Exercise objective: Retype only what runs from the first line of the listing to the line holding "return 1 - (y - OFF) / H", both included. Do not retype the pictures.

※ ※ ※

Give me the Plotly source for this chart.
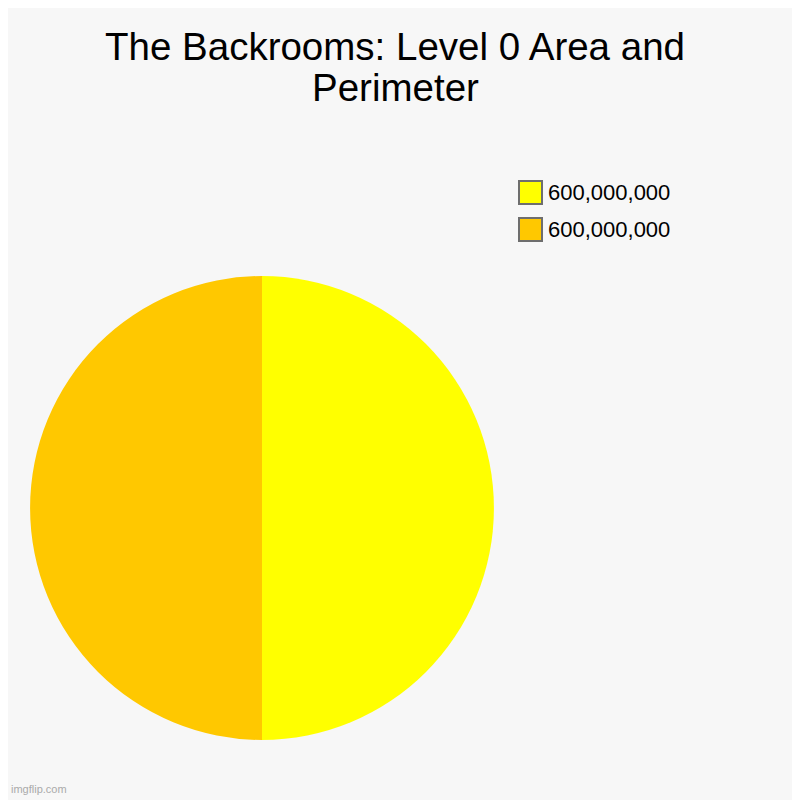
import plotly.graph_objects as go

labels = ["600,000,000", "600,000,000 "]
values = [600000000, 600000000]
colors = ["#FFFF00", "#FFC800"]
title_lines = ["The Backrooms: Level 0 Area and", "Perimeter"]

W = H = 792          # page body has an 8px margin
OFF = 8

def px(x):
    return (x - OFF) / W

def py(y):
    return 1 - (y - OFF) / H

fig = go.Figure(go.Pie(
    labels=labels, values=values, sort=False, direction="clockwise", rotation=0,
    marker=dict(colors=colors, line=dict(width=0)),
    textinfo="none", hoverinfo="label+value", showlegend=False,
    domain=dict(x=[px(30), px(494)], y=[py(740), py(276)]),
))

annotations = []
for i, line in enumerate(title_lines):
    annotations.append(dict(text=line, x=px(395), y=py(46 + 41.5 * i), xref="paper", yref="paper",
                            xanchor="center", yanchor="middle", showarrow=False,
                            font=dict(size=38.5, color="#000000")))
shapes = []
for i, (lab, col) in enumerate(zip(labels, colors)):
    top = 181 + 37 * i
    shapes.append(dict(type="rect", xref="paper", yref="paper",
                       x0=px(519), x1=px(542), y0=py(top + 23), y1=py(top),
                       fillcolor=col, line=dict(color="#6E6E6E", width=2)))
    annotations.append(dict(text=lab.strip(), x=px(546), y=py(top + 11.5), xref="paper", yref="paper",
                            xanchor="left", yanchor="middle", showarrow=False,
                            font=dict(size=22, color="#000000")))
annotations.append(dict(text="imgflip.com", x=px(9), y=py(789), xref="paper", yref="paper",
                        xanchor="left", yanchor="middle", showarrow=False,
                        font=dict(size=11, color="#AAAAAA")))

fig.update_layout(
    width=W, height=H,
    paper_bgcolor="#F7F7F7", plot_bgcolor="#F7F7F7",
    margin=dict(l=0, r=0, t=0, b=0),
    font=dict(family="Liberation Sans, Arial, sans-serif", color="#000000"),
    showlegend=False,
    annotations=annotations, shapes=shapes,
)
fig.write_html("out.html")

※ ※ ※

Exercise response:
Give me the Plotly source for this chart.
import plotly.graph_objects as go

labels = ["600,000,000", "600,000,000 "]
values = [600000000, 600000000]
colors = ["#FFFF00", "#FFC800"]
title_lines = ["The Backrooms: Level 0 Area and", "Perimeter"]

W = H = 792          # page body has an 8px margin
OFF = 8

def px(x):
    return (x - OFF) / W

def py(y):
    return 1 - (y - OFF) / H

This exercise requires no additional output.